Let's find the sum of all the upward distances the ball travels. Let's call this total sum "Total Up".
The "Total Up" starts with $$40/3 \mathrm{~cm}$$, and then adds $$80/9 \mathrm{~cm}$$, and then $$160/27 \mathrm{~cm}$$, and so on, forever.
Notice that if we remove the very first upward distance ($$40/3 \mathrm{~cm}$$) from the "Total Up", what remains is a new sum. Every term in this new sum is 2/3 of the corresponding term in the original "Total Up" (starting from the second term). This means the remaining sum is exactly 2/3 of the "Total Up" itself.
So, "Total Up" minus its first part ($$40/3 \mathrm{~cm}$$) is equal to 2/3 of "Total Up".
This means that the first part ($$40/3 \mathrm{~cm}$$) must be equal to the difference between "Total Up" and 2/3 of "Total Up".
This difference is $$1 - 2/3 = 1/3$$ of "Total Up".
So, $$1/3$$ of "Total Up" is equal to $$40/3 \mathrm{~cm}$$.
To find the full "Total Up", we multiply $$40/3 \mathrm{~cm}$$ by 3:
Total Up $$ = (40/3 \mathrm{~cm}) \times 3 = 40 \mathrm{~cm}$$.
So, the total distance traveled upwards is $$40 \mathrm{~cm}$$.

**step7** Finding the total distance traveled downwards after the initial drop

The total distance the ball travels downwards after the initial drop is exactly the same as the total distance it travels upwards. This is because for every upward journey, there is a corresponding downward journey of the same length (e.g., first up 40/3 cm, then first down 40/3 cm; second up 80/9 cm, then second down 80/9 cm, and so on).
So, the total downward distance (after the initial drop) is also $$40 \mathrm{~cm}$$.

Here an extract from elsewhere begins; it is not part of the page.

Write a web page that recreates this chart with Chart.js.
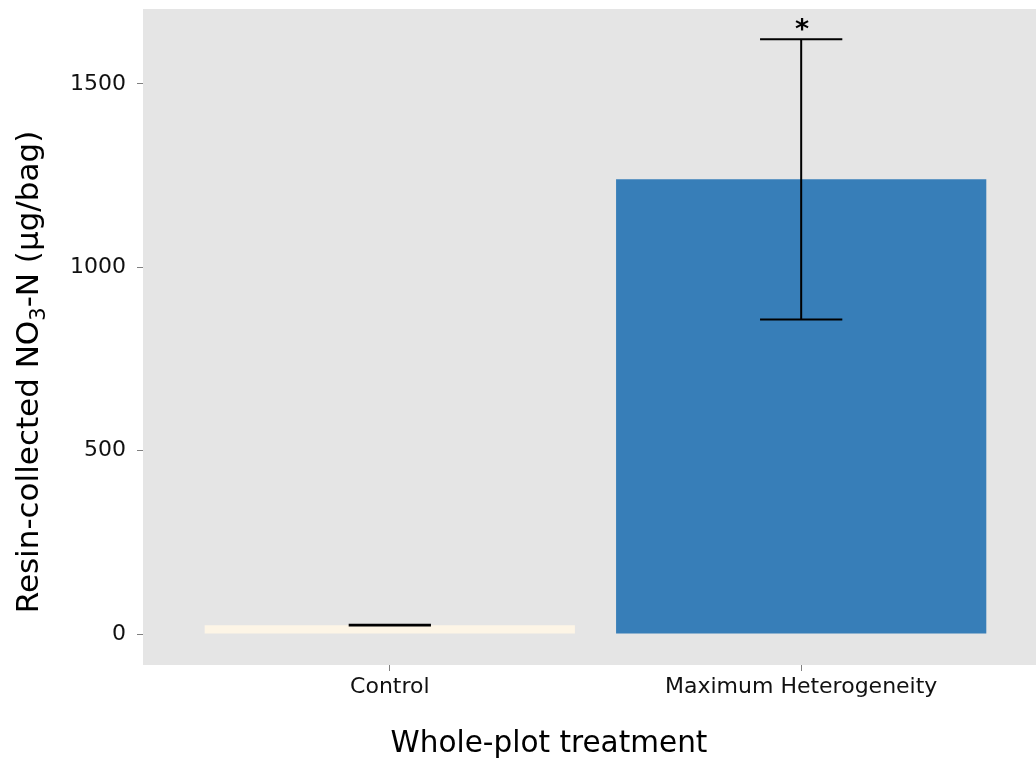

**step8** Calculating the total distance traveled by the ball

To find the total distance the ball travels, we add the initial downward distance, the total upward distance, and the total downward distance (after the initial drop):
Total distance = Initial downward distance + Total upward distance + Total downward distance (after initial drop)
Total distance = $$20 \mathrm{~cm} + 40 \mathrm{~cm} + 40 \mathrm{~cm} = 100 \mathrm{~cm}$$.